--- start of SOURCE MATERIAL ---
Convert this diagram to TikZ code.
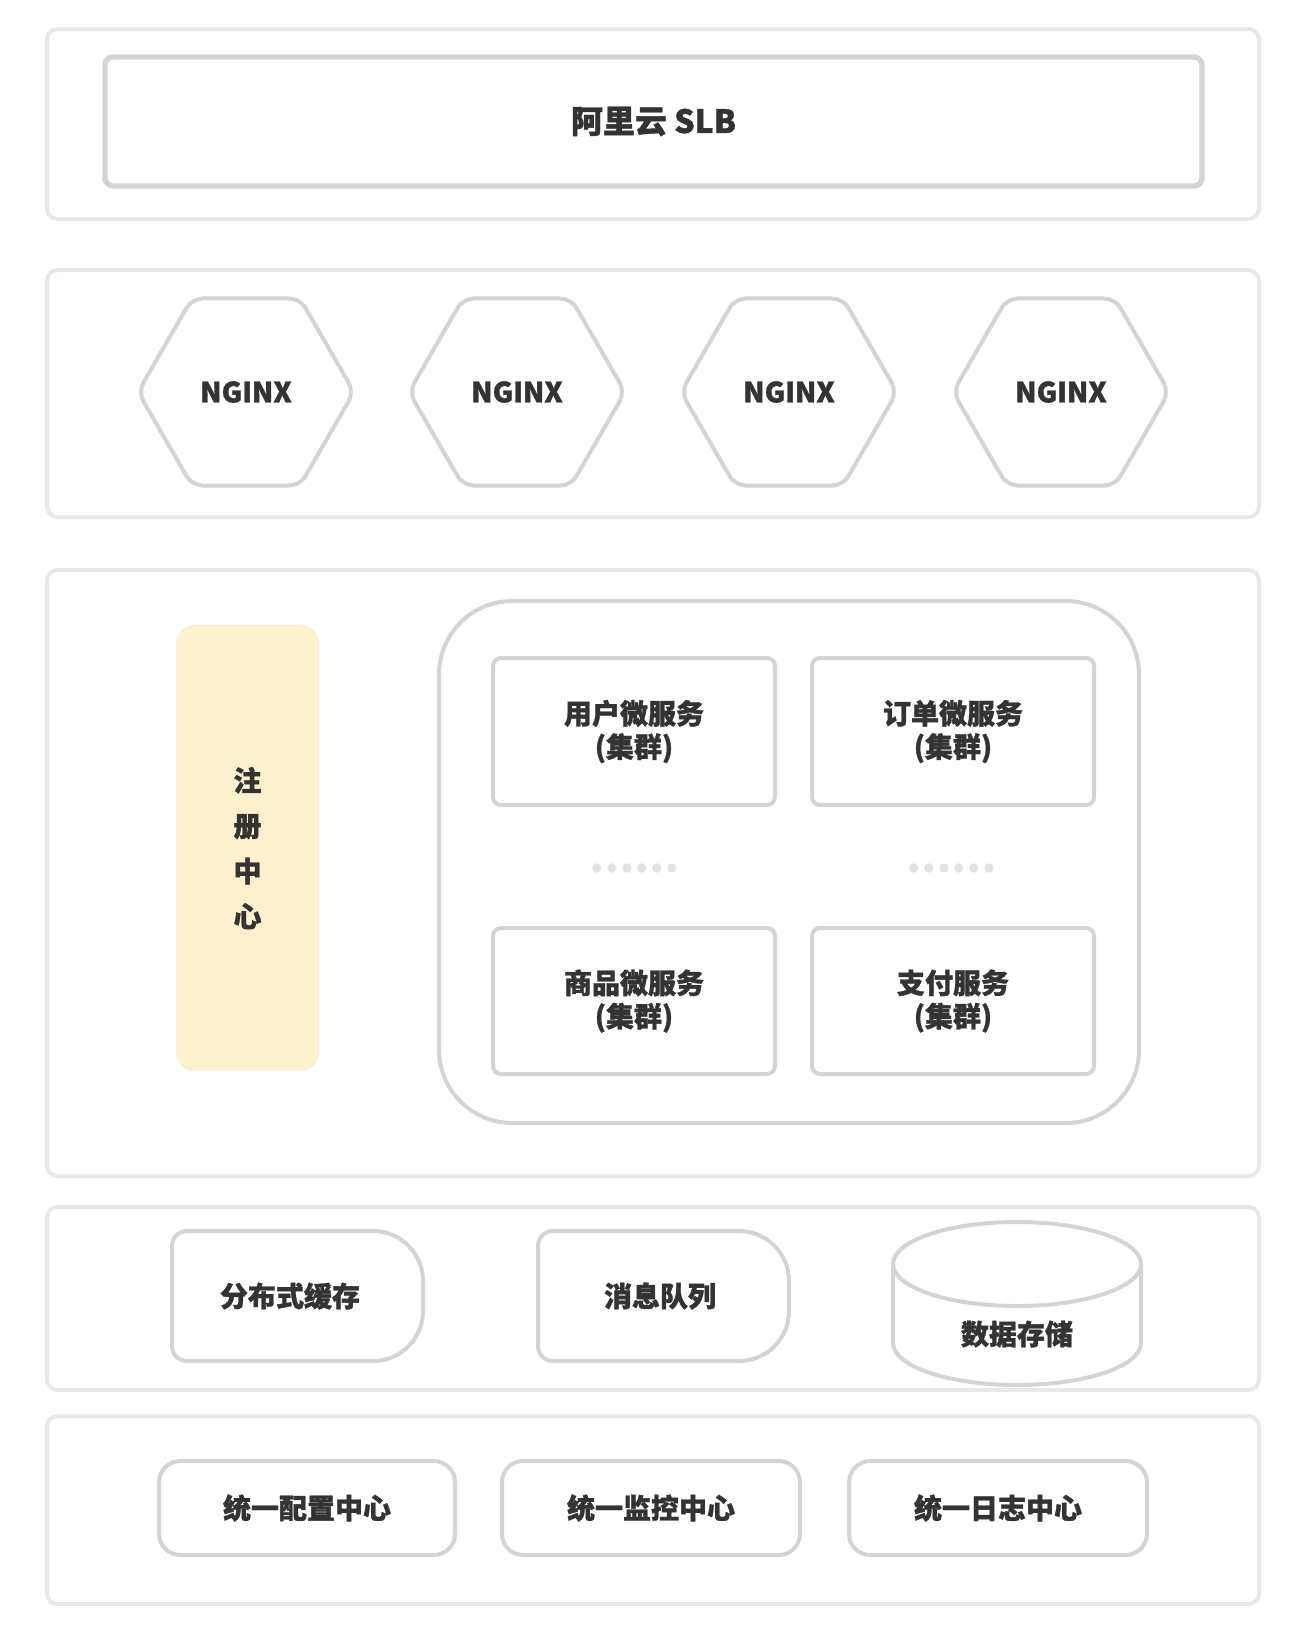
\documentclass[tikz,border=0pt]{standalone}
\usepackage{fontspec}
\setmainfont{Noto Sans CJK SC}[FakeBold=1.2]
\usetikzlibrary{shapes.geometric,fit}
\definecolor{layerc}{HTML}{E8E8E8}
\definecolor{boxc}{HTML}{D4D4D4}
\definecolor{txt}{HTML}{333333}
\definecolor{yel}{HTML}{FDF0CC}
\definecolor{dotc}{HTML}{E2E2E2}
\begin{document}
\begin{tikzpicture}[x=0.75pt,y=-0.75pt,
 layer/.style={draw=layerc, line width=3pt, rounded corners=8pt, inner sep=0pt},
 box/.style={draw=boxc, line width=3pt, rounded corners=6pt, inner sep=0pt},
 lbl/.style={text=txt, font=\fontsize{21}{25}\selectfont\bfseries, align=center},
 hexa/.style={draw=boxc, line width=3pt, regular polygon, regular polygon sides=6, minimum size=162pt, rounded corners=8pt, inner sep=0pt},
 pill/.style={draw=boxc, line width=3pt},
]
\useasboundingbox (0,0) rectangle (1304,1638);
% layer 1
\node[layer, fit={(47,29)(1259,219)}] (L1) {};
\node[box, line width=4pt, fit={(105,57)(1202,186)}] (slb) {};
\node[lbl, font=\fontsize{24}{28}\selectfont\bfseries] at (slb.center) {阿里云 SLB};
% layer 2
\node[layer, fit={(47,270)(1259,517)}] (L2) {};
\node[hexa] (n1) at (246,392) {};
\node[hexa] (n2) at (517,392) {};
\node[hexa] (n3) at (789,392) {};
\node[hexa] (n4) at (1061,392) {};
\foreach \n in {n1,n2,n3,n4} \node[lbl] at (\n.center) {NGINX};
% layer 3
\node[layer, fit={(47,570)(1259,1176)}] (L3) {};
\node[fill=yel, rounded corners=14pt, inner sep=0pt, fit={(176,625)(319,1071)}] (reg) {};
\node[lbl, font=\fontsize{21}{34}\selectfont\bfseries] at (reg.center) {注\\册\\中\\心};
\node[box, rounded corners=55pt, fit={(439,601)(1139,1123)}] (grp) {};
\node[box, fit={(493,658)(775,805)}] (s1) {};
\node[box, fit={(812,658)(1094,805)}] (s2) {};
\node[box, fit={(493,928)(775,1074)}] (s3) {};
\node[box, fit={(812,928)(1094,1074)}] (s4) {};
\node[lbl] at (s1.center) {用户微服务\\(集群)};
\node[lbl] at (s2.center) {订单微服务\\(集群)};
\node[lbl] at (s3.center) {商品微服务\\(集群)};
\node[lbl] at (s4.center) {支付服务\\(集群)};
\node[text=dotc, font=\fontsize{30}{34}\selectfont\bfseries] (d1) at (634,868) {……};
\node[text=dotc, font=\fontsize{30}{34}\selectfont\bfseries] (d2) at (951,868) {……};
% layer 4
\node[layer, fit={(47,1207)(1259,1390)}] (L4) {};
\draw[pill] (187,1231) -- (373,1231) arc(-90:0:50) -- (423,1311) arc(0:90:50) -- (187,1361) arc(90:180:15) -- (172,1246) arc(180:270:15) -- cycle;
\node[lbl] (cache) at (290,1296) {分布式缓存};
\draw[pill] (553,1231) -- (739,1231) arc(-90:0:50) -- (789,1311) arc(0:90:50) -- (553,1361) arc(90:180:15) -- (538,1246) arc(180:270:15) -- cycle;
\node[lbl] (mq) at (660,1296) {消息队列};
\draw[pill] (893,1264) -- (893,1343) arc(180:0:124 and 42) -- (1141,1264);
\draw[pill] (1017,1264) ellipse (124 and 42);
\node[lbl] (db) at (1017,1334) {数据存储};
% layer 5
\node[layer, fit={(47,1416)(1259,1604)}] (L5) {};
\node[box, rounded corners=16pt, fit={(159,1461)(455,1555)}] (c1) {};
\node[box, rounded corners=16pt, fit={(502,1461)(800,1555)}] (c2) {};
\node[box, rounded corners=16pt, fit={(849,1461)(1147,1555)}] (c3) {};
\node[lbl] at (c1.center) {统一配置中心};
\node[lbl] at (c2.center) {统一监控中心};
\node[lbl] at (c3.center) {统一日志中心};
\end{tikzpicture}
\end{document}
--- end of SOURCE MATERIAL ---
_AIM OF THE TASK_
Copy the listing in full and without alteration, omitting every picture.

_OUTPUT BELOW_
Convert this diagram to TikZ code.
\documentclass[tikz,border=0pt]{standalone}
\usepackage{fontspec}
\setmainfont{Noto Sans CJK SC}[FakeBold=1.2]
\usetikzlibrary{shapes.geometric,fit}
\definecolor{layerc}{HTML}{E8E8E8}
\definecolor{boxc}{HTML}{D4D4D4}
\definecolor{txt}{HTML}{333333}
\definecolor{yel}{HTML}{FDF0CC}
\definecolor{dotc}{HTML}{E2E2E2}
\begin{document}
\begin{tikzpicture}[x=0.75pt,y=-0.75pt,
 layer/.style={draw=layerc, line width=3pt, rounded corners=8pt, inner sep=0pt},
 box/.style={draw=boxc, line width=3pt, rounded corners=6pt, inner sep=0pt},
 lbl/.style={text=txt, font=\fontsize{21}{25}\selectfont\bfseries, align=center},
 hexa/.style={draw=boxc, line width=3pt, regular polygon, regular polygon sides=6, minimum size=162pt, rounded corners=8pt, inner sep=0pt},
 pill/.style={draw=boxc, line width=3pt},
]
\useasboundingbox (0,0) rectangle (1304,1638);
% layer 1
\node[layer, fit={(47,29)(1259,219)}] (L1) {};
\node[box, line width=4pt, fit={(105,57)(1202,186)}] (slb) {};
\node[lbl, font=\fontsize{24}{28}\selectfont\bfseries] at (slb.center) {阿里云 SLB};
% layer 2
\node[layer, fit={(47,270)(1259,517)}] (L2) {};
\node[hexa] (n1) at (246,392) {};
\node[hexa] (n2) at (517,392) {};
\node[hexa] (n3) at (789,392) {};
\node[hexa] (n4) at (1061,392) {};
\foreach \n in {n1,n2,n3,n4} \node[lbl] at (\n.center) {NGINX};
% layer 3
\node[layer, fit={(47,570)(1259,1176)}] (L3) {};
\node[fill=yel, rounded corners=14pt, inner sep=0pt, fit={(176,625)(319,1071)}] (reg) {};
\node[lbl, font=\fontsize{21}{34}\selectfont\bfseries] at (reg.center) {注\\册\\中\\心};
\node[box, rounded corners=55pt, fit={(439,601)(1139,1123)}] (grp) {};
\node[box, fit={(493,658)(775,805)}] (s1) {};
\node[box, fit={(812,658)(1094,805)}] (s2) {};
\node[box, fit={(493,928)(775,1074)}] (s3) {};
\node[box, fit={(812,928)(1094,1074)}] (s4) {};
\node[lbl] at (s1.center) {用户微服务\\(集群)};
\node[lbl] at (s2.center) {订单微服务\\(集群)};
\node[lbl] at (s3.center) {商品微服务\\(集群)};
\node[lbl] at (s4.center) {支付服务\\(集群)};
\node[text=dotc, font=\fontsize{30}{34}\selectfont\bfseries] (d1) at (634,868) {……};
\node[text=dotc, font=\fontsize{30}{34}\selectfont\bfseries] (d2) at (951,868) {……};
% layer 4
\node[layer, fit={(47,1207)(1259,1390)}] (L4) {};
\draw[pill] (187,1231) -- (373,1231) arc(-90:0:50) -- (423,1311) arc(0:90:50) -- (187,1361) arc(90:180:15) -- (172,1246) arc(180:270:15) -- cycle;
\node[lbl] (cache) at (290,1296) {分布式缓存};
\draw[pill] (553,1231) -- (739,1231) arc(-90:0:50) -- (789,1311) arc(0:90:50) -- (553,1361) arc(90:180:15) -- (538,1246) arc(180:270:15) -- cycle;
\node[lbl] (mq) at (660,1296) {消息队列};
\draw[pill] (893,1264) -- (893,1343) arc(180:0:124 and 42) -- (1141,1264);
\draw[pill] (1017,1264) ellipse (124 and 42);
\node[lbl] (db) at (1017,1334) {数据存储};
% layer 5
\node[layer, fit={(47,1416)(1259,1604)}] (L5) {};
\node[box, rounded corners=16pt, fit={(159,1461)(455,1555)}] (c1) {};
\node[box, rounded corners=16pt, fit={(502,1461)(800,1555)}] (c2) {};
\node[box, rounded corners=16pt, fit={(849,1461)(1147,1555)}] (c3) {};
\node[lbl] at (c1.center) {统一配置中心};
\node[lbl] at (c2.center) {统一监控中心};
\node[lbl] at (c3.center) {统一日志中心};
\end{tikzpicture}
\end{document}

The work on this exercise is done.